§ **Stated exercise**
Search the listing below for the string "diagram" and show each line that contains it.

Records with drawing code

::::

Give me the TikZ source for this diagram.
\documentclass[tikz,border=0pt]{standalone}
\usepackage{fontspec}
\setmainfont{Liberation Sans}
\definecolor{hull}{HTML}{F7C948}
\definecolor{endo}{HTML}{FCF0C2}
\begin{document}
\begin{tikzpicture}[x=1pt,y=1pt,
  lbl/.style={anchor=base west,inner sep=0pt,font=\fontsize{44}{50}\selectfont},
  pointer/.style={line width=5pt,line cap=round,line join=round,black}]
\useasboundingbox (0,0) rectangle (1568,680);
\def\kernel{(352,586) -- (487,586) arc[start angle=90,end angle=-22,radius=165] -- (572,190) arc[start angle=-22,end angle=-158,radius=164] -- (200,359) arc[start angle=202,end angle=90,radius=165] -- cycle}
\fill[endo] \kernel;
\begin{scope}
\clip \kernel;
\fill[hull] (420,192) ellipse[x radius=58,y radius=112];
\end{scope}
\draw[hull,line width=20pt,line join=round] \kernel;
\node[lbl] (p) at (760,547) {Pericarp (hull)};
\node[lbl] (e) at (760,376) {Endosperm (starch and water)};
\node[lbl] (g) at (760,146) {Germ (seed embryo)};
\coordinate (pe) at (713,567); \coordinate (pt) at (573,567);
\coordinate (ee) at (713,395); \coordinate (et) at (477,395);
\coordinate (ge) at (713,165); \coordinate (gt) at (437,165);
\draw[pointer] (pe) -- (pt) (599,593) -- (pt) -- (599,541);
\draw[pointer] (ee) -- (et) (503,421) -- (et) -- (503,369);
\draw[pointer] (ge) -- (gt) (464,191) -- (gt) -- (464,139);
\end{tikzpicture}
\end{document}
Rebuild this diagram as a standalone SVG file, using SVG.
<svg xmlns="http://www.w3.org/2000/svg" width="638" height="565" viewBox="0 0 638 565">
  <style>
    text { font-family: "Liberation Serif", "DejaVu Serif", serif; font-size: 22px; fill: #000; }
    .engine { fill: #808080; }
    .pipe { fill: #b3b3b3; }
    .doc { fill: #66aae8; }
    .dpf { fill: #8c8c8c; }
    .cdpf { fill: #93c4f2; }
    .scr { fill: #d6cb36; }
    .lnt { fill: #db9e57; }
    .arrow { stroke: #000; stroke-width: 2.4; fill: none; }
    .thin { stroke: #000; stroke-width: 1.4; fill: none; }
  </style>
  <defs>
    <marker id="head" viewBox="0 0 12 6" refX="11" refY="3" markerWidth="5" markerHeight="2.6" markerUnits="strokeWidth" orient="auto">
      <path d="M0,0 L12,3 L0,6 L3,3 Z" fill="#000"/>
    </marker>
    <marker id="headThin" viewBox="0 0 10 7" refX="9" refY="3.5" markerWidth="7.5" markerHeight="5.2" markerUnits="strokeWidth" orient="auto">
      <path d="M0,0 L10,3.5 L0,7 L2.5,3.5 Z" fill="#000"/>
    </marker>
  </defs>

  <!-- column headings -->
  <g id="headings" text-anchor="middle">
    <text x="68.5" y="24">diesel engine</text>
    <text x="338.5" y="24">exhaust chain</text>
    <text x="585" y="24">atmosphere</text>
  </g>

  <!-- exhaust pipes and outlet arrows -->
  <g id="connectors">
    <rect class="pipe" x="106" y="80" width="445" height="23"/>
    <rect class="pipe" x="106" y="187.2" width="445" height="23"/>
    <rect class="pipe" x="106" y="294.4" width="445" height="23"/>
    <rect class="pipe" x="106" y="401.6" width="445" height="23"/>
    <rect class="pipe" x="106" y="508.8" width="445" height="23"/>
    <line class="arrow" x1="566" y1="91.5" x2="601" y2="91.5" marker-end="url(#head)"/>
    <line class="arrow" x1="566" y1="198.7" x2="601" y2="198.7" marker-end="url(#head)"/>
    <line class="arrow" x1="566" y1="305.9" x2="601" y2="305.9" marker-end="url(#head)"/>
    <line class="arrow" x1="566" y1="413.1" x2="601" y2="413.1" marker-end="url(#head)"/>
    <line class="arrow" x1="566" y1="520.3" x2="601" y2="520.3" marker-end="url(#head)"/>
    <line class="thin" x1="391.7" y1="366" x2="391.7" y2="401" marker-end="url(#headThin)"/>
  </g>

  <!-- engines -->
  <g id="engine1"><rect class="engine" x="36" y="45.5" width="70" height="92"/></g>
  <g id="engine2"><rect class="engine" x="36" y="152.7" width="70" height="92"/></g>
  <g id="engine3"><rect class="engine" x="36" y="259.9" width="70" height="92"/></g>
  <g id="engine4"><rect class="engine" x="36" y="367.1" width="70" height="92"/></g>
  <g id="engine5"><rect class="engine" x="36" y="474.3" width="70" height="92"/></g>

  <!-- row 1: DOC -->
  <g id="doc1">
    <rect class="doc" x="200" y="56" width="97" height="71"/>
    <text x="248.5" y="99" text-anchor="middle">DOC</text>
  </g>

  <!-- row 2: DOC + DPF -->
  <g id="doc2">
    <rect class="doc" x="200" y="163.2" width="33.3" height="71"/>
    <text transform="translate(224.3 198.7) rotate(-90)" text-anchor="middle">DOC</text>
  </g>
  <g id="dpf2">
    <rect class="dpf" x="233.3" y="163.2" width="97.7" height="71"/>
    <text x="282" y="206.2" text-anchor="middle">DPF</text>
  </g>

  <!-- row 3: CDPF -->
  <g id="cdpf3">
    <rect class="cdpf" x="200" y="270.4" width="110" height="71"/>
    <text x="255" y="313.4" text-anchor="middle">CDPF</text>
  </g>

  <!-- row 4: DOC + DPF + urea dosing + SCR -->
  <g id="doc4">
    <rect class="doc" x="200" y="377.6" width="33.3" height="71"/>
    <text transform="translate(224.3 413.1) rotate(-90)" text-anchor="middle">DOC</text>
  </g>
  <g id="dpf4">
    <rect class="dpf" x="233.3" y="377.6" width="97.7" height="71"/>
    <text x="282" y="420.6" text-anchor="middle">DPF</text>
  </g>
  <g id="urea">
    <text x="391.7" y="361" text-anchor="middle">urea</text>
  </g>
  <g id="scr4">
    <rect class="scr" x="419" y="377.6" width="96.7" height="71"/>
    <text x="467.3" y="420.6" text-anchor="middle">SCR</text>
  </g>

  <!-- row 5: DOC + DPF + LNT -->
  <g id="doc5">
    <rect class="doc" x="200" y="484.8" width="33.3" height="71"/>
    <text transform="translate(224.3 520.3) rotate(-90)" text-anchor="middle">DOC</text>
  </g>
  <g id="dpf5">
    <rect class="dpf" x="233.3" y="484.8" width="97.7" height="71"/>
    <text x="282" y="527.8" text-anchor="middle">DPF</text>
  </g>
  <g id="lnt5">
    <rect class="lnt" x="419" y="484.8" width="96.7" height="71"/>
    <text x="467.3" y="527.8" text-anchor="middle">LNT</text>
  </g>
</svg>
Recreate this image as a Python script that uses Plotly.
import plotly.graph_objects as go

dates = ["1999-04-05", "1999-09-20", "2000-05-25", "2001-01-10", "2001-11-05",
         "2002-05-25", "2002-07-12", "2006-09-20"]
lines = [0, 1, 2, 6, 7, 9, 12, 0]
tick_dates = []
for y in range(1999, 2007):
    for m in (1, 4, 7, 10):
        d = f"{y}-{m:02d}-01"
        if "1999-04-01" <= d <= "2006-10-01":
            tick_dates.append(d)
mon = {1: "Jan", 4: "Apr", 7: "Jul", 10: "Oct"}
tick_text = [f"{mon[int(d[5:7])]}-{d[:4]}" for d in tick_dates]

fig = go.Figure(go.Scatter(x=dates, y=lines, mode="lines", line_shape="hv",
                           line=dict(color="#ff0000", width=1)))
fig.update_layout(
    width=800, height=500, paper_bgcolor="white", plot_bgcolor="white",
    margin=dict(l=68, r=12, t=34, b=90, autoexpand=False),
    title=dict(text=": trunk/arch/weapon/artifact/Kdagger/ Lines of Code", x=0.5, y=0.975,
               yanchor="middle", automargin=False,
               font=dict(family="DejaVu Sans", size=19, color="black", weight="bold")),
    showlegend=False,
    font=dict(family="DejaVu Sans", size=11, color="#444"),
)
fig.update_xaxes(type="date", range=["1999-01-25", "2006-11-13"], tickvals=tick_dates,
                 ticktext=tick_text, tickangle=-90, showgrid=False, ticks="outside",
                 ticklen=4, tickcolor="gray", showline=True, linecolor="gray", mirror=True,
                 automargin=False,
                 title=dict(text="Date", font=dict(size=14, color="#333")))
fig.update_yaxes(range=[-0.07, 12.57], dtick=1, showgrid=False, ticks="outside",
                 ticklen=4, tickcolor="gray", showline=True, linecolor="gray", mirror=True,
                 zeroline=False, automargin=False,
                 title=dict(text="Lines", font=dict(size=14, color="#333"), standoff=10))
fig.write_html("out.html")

::::

§ **Reply**
Give me the TikZ source for this diagram.
Rebuild this diagram as a standalone SVG file, using SVG.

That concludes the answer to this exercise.